Homstal is an ongoing project that integrates saxophone improvisation, composition, electronica, and video. Each of these short pieces exists in some sort of live version involving real-time triggering and parameter mapping of audio and video events, as a fixed audio recording, and some sort of fixed video documentation. More recently, I have begun to create installation versions of Homstal pieces, as I find that traditional music performance venues are often ill-suited to multimedia work, both technical and aesthetically.
Creating good video documentation represents an additional challenge, as the experience of a performance with live projections is quite different from watching the same video on a screen. Most of the video clips posted below feature video that is part of the performance or installation, but I am working towards a hybrid of source material and performance footage where appropriate.
Homstal is a an olde English word that I came across in 2012; it means “home” or “homestead”. I like the ring of the word, and since much of the work on this project has been accomplished at my studio in rural Ontario, the name seems apt. Below are some audio and video clips of Homstal tunes, all works in progress.
National Day (2014)
The source video for this piece was recorded at a parade in Oslo celebrating Norwegian National Day, May 17, 2014. The amplitude of the saxophone is mapped to the brightness of the video, such that when I play the video appears. The Max patch also follows the pitches I play and generates a MIDI-based chordal accompaniment that varies with each pitch. The piece was put together during a stay at the Residency Eina Danz about an hour north of Oslo; the video clip is from the performance I gave at the end of the residency. Many thanks to Ella Fiskum and Sudesh Adhana for all of their support with this project.
Citizens of Oslo (2020)
Citizens of Oslo features two-channel with live saxophone improvisation, audio processing, and backing track. The piece was completed in 2020, though the video material was recorded and edited between 2014 and 2016. The video features long shots of locations in Oslo, Norway; after recording in the summer of 2014, I returned to Oslo and recorded shots on the same locations in January, 2015. The video is processed in Max; I created algorithms that superimpose and delay the video. The recording is from the first live performance of this piece in March, 2020.
Carolina (2013)
Carolina is a sort of melancholy piece built around the idea of timbre trills on the saxophone: multiple alternate fingerings for different notes on the saxophone yield subtle variations in pitch and timbre. This is matched by the primitive tuning of an old upright piano and in the constant variations of colour in the video. The video footage was shot near Greensboro, North Carolina in March 2013 and processed in Max MSP/Jitter. In the live version of Carolina, changes in the video shots and processing are controlled with a MIDI pedal, as is the triggering of audio sequences. The complete video is about seven and half minutes long; posted here is an excerpt of about two minutes duration.
DOT1000 (2013)
DOT1000 is a multimedia performance piece with structured saxophone improvisation triggering audio and video clips and live processing. While the title seems to suggest some sort of computer or synthesizer model, the video was shot in the 1000 block of Dot St. in WIndsor, Ontario. I play saxophone and keyboards in this recording, while Aaron Eichler plays the snare drum. This video is a mix of the images projected behind the performer(s) in a live performance.

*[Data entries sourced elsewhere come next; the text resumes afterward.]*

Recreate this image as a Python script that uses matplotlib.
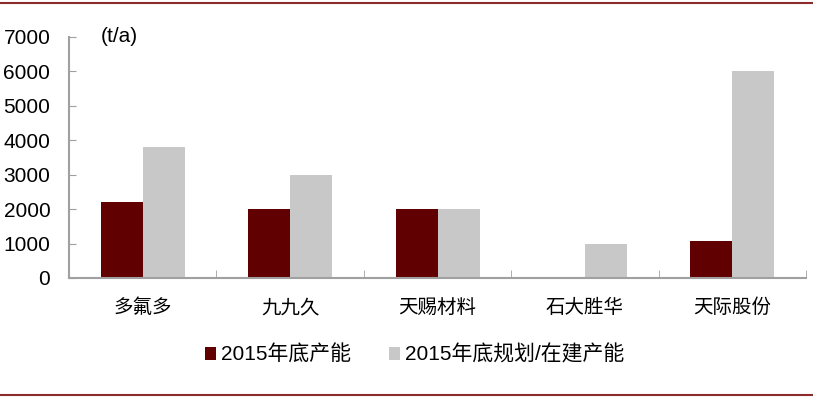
import matplotlib
matplotlib.use("Agg")
import matplotlib.pyplot as plt
import numpy as np
from matplotlib.lines import Line2D

categories = ["多氟多", "九九久", "天赐材料", "石大胜华", "天际股份"]
cap_2015 = [2200, 2000, 2000, 0, 1080]
cap_plan = [3800, 3000, 2000, 1000, 6000]
series_names = ["2015年底产能", "2015年底规划/在建产能"]
yticks = [0, 1000, 2000, 3000, 4000, 5000, 6000, 7000]

plt.rcParams['font.family'] = ['Liberation Sans', 'Noto Sans CJK SC', 'DejaVu Sans']

fig = plt.figure(figsize=(8.13, 3.99), dpi=100)
ax = fig.add_axes([0.0849, 0.3033, 0.9065, 0.604])

x = np.arange(len(categories))
w = 0.285
ax.bar(x - w/2, cap_2015, width=w, color="#600000", label=series_names[0])
ax.bar(x + w/2, cap_plan, width=w, color="#C8C8C8", label=series_names[1])

ax.set_xlim(-0.5, len(categories) - 0.5)
ax.set_ylim(0, 7000)
ax.set_yticks(yticks)
ax.set_yticklabels([str(v) for v in yticks], fontsize=15)
ax.set_xticks(x)
ax.set_xticklabels(categories, fontsize=14, family=['Noto Sans CJK SC'])
ax.tick_params(axis='x', length=0, pad=14)
ax.set_xticks(np.arange(-0.5, len(categories)), minor=True)
ax.tick_params(axis='x', which='minor', direction='in', length=6, color="#A0A0A0")
ax.tick_params(axis='y', direction='in', length=5, color="#A0A0A0", pad=13.5)
for s in ['top', 'right']:
    ax.spines[s].set_visible(False)
for s in ['left', 'bottom']:
    ax.spines[s].set_color("#A0A0A0")
    ax.spines[s].set_linewidth(1.5)

ax.text(0.043, 1.0, "(t/a)", transform=ax.transAxes, fontsize=15, va='center', ha='left')

leg = fig.legend(loc='center', bbox_to_anchor=(0.51, 0.111), ncol=2, frameon=False,
                 prop={'family': ['Liberation Sans', 'Noto Sans CJK SC'], 'size': 15},
                 handlelength=0.55, handleheight=0.55, handletextpad=0.25, columnspacing=1.8)

fig.add_artist(Line2D([0, 1], [1 - 3/399, 1 - 3/399], color="#8B2C2C", lw=1.5, transform=fig.transFigure))
fig.add_artist(Line2D([0, 1], [1 - 395/399, 1 - 395/399], color="#8B2C2C", lw=1.5, transform=fig.transFigure))

fig.savefig("out.png", dpi=100)
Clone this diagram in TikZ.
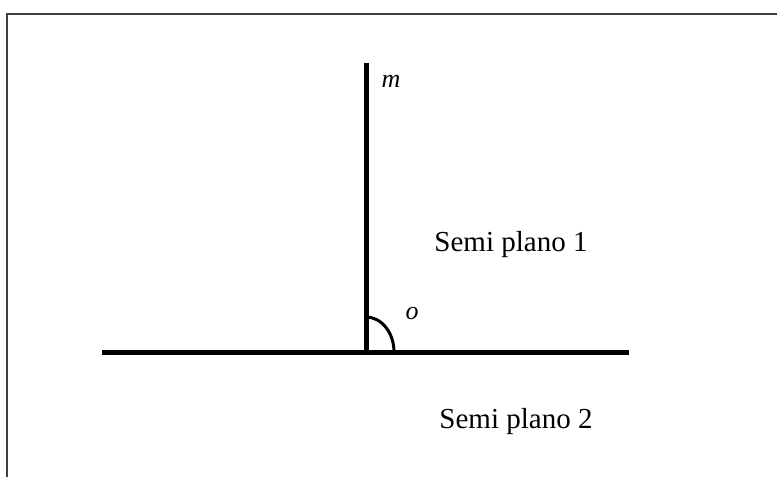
\documentclass[tikz,border=0pt]{standalone}
\usepackage{fontspec}
\setmainfont{Liberation Serif}
\begin{document}
\begin{tikzpicture}[x=1pt,y=-1pt,
  frame/.style={draw=black!75,line width=2.2pt},
  axis/.style={line width=5pt},
  anglemark/.style={line width=3pt},
  lbl/.style={inner sep=0pt,font=\fontsize{29}{31}\selectfont},
  var/.style={inner sep=0pt,font=\fontsize{26}{28}\selectfont\itshape}]
\useasboundingbox (0,0) rectangle (777,477);
\coordinate (fa) at (7,477);
\coordinate (fb) at (7,14);
\coordinate (fc) at (777,14);
\draw[frame] (fa) -- (fb) -- (fc);
\coordinate (hl) at (102,352);
\coordinate (hr) at (629,352);
\coordinate (o) at (366,352);
\coordinate (vt) at (366,63);
\coordinate (as) at (366,317);
\draw[axis] (hl) -- (hr);
\draw[axis] (o) -- (vt);
\draw[anglemark] (as) arc[start angle=-90,end angle=0,x radius=28,y radius=35];
\node[var] (m) at (391,81) {m};
\node[var] (olbl) at (412,313) {o};
\node[lbl] (s1) at (511,245) {Semi plano 1};
\node[lbl] (s2) at (516,422) {Semi plano 2};
\end{tikzpicture}
\end{document}
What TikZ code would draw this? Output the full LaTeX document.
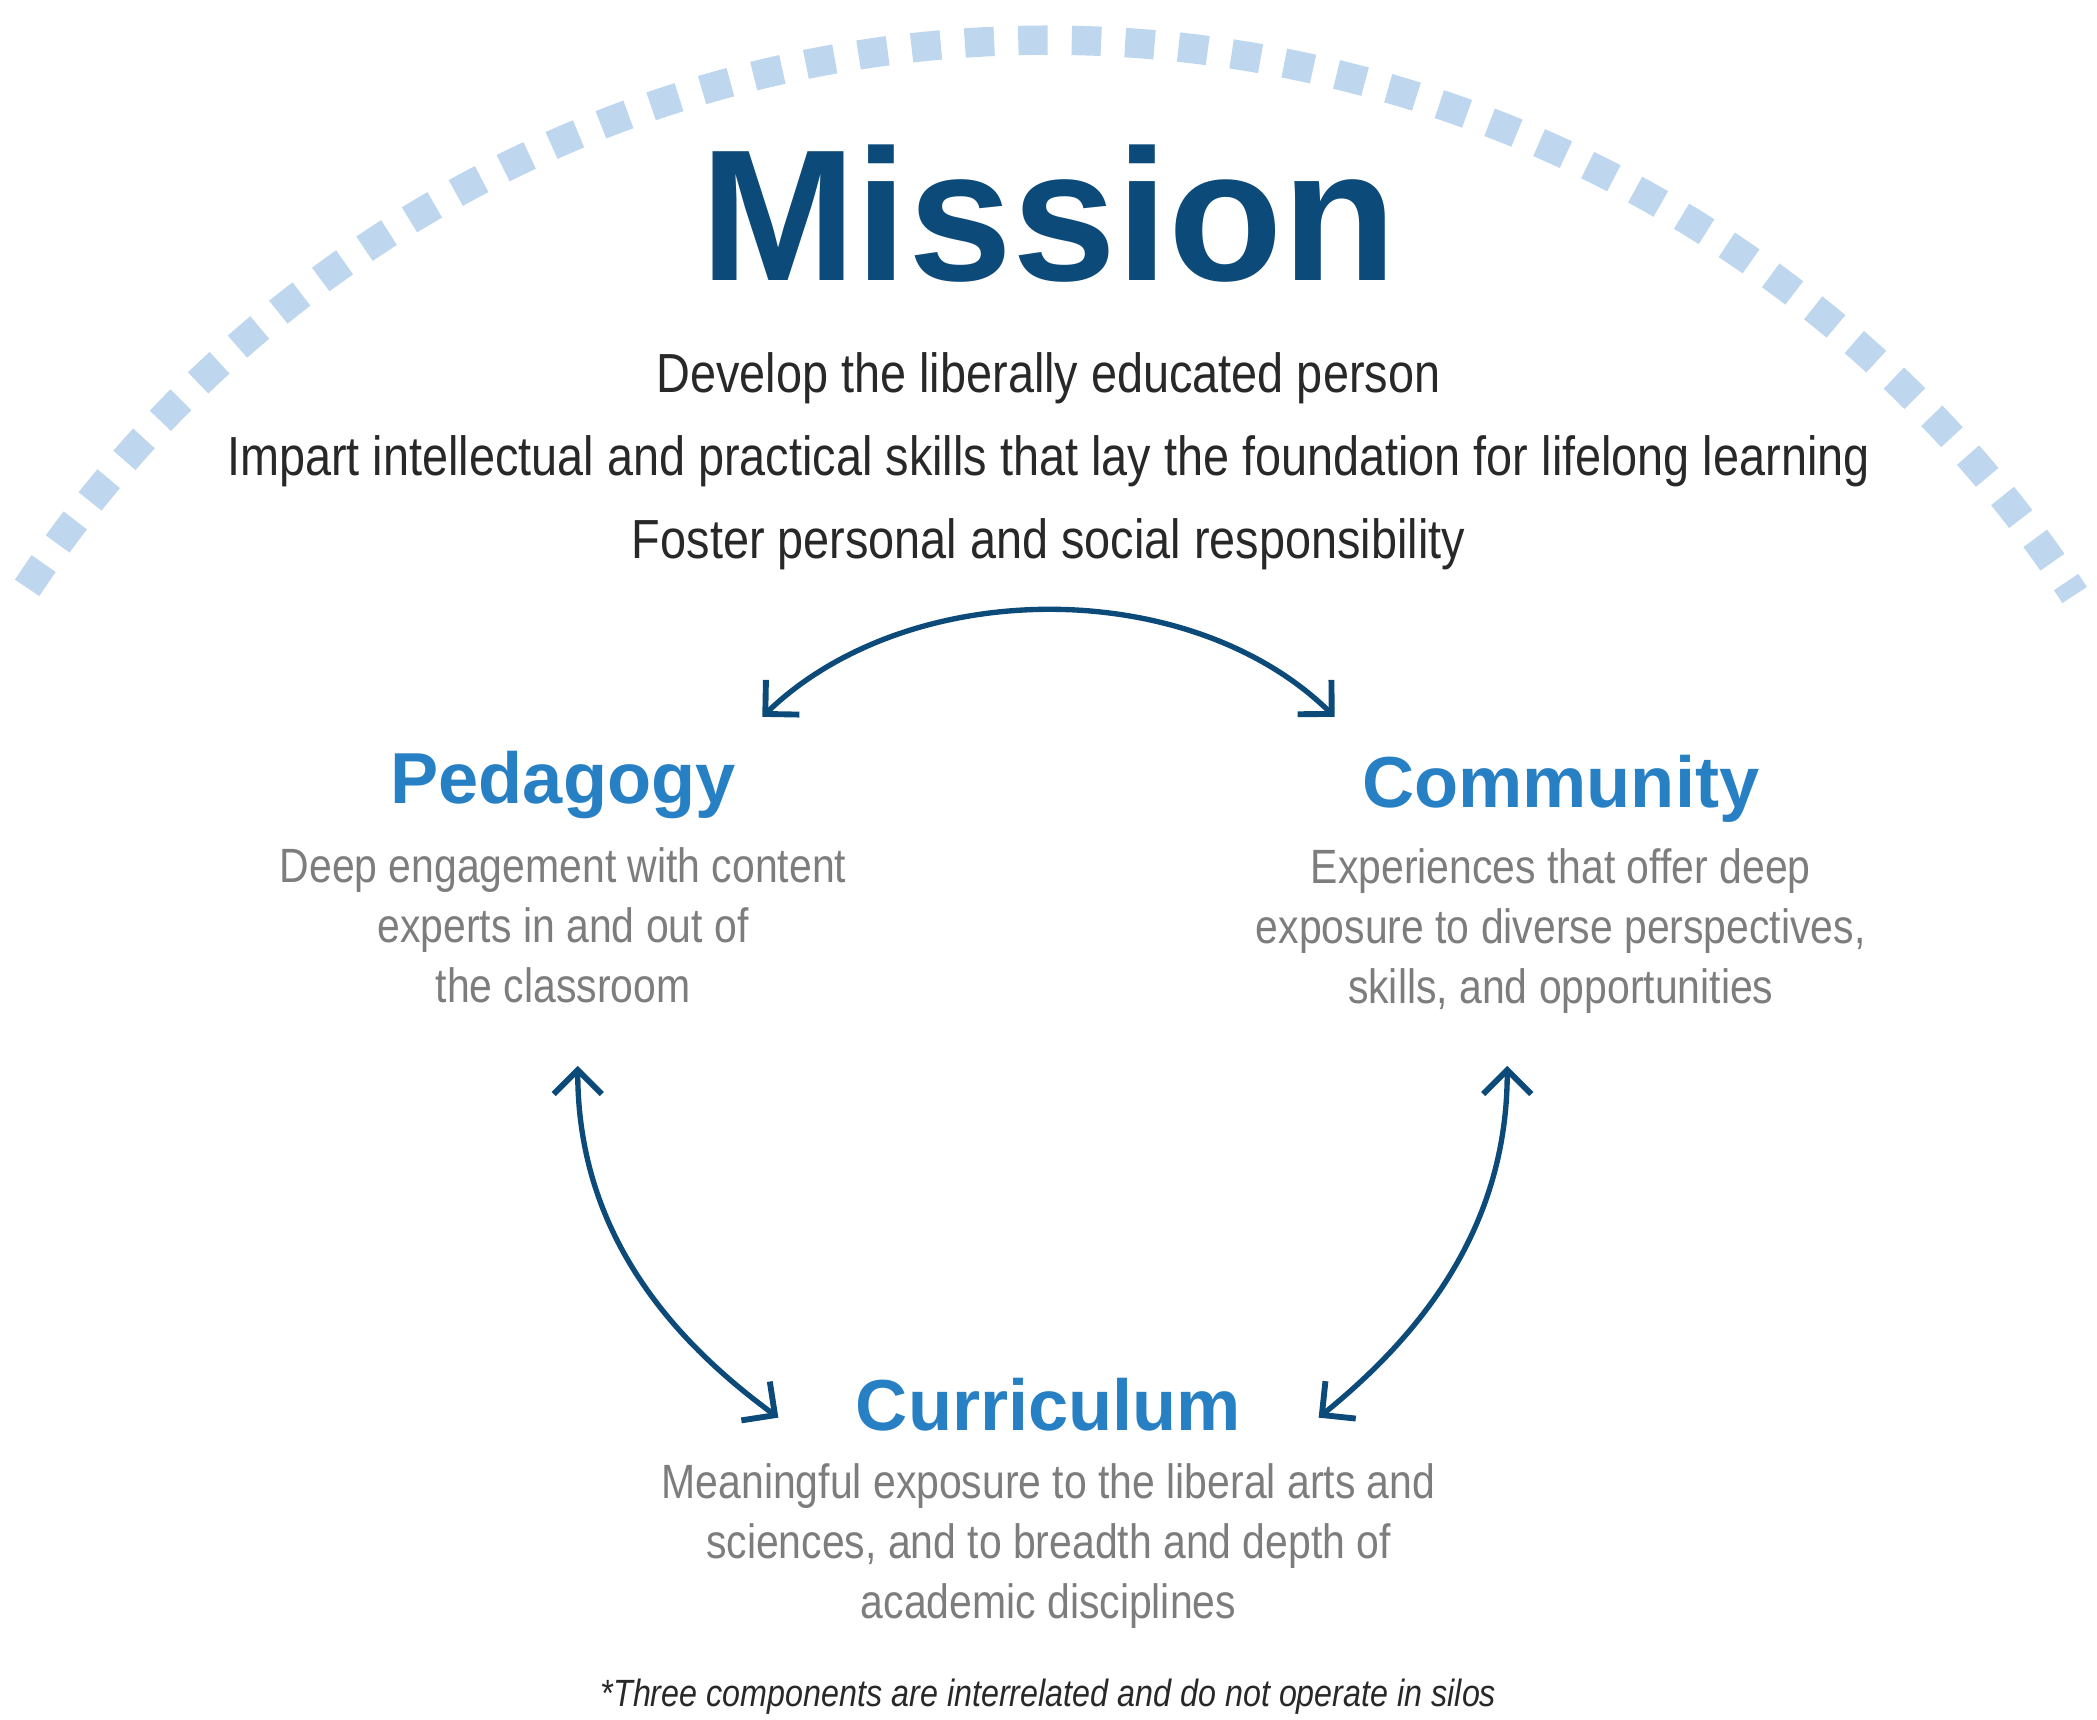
\documentclass[tikz,border=0pt]{standalone}
\usepackage{fontspec}
\setmainfont{Liberation Sans}
\newfontfamily\narrow[FakeStretch=0.85]{Liberation Sans}
\usetikzlibrary{arrows.meta}
\definecolor{dk}{RGB}{12,74,122}
\definecolor{mid}{RGB}{40,128,196}
\definecolor{lt}{RGB}{190,215,238}
\definecolor{gr}{RGB}{125,125,125}
\definecolor{tx}{RGB}{40,40,40}
\begin{document}
\begin{tikzpicture}[x=0.5pt,y=-0.5pt,
  head/.style={font=\bfseries\fontsize{27}{30}\selectfont, text=mid},
  body/.style={font=\narrow\fontsize{18}{22.5}\selectfont, text=gr, align=center},
  mline/.style={font=\narrow\fontsize{20.6}{22}\selectfont, text=tx},
  conn/.style={draw=dk, line width=2pt, {Straight Barb[length=9pt,width=18pt,line width=2.2pt]}-{Straight Barb[length=9pt,width=18pt,line width=2.2pt]}}]
\useasboundingbox (0,0) rectangle (1568,1286);
\draw[lt, line width=11pt, dash pattern=on 11pt off 9pt] (784,947) ++(-146.4:917) arc[start angle=-146.4, end angle=-33.2, radius=917];
\node[font=\bfseries\fontsize{70}{72}\selectfont, text=dk] (mission) at (784,160) {Mission};
\node[mline] (m1) at (784,283) {Develop the liberally educated person};
\node[mline] (m2) at (784,345) {Impart intellectual and practical skills that lay the foundation for lifelong learning};
\node[mline] (m3) at (784,407) {Foster personal and social responsibility};
\node[head] (ped) at (421,587) {Pedagogy};
\node[body] (pedt) at (421,692) {Deep engagement with content\\experts in and out of\\the classroom};
\node[head] (com) at (1167,590) {Community};
\node[body] (comt) at (1167,696) {Experiences that offer deep\\exposure to diverse perspectives,\\skills, and opportunities};
\node[head] (cur) at (784,1050) {Curriculum};
\node[body] (curt) at (784,1156) {Meaningful exposure to the liberal arts and\\sciences, and to breadth and depth of\\academic disciplines};
\node[font=\narrow\itshape\fontsize{14.2}{16}\selectfont, text=tx] (note) at (784,1269) {*Three components are interrelated and do not operate in silos};
\coordinate (a1) at (570,536);
\coordinate (a2) at (998,536);
\coordinate (b1) at (432,797);
\coordinate (b2) at (582,1060);
\coordinate (c1) at (1127,797);
\coordinate (c2) at (986,1060);
\draw[conn] (a1) .. controls (680,430) and (890,430) .. (a2);
\draw[conn] (b1) .. controls (432,920) and (500,1000) .. (b2);
\draw[conn] (c1) .. controls (1127,920) and (1060,1000) .. (c2);
\end{tikzpicture}
\end{document}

This is an important message for Julie Wade (2014-16)
For the last ten years I have been receiving phone messages from a telemarketer looking for someone named Julie Wade; I finally started saving the messages and they now form the basis of the audio track for this piece. This is an important message for Julie Wade exists as both an audiovisual installation and as a multimedia performance. In the installation version, a Max/MSP algorithm randomly accesses audio bits of the phone messages and disperses them among eight audio channels; each time a number is spoken, a random video clip featuring a number is triggered. There are additional background materials created from the processed sound of the dial tone as well as video taken from the window of a train going through a long tunnel at high speed. The installation is also open to interaction with a live musician; in the documentation above the saxophonist adds multiphonic sounds and breathy noises to the audio mix and in turn triggers an extra layer of video clips of an imaginary Julie Wade, waiting for her messages.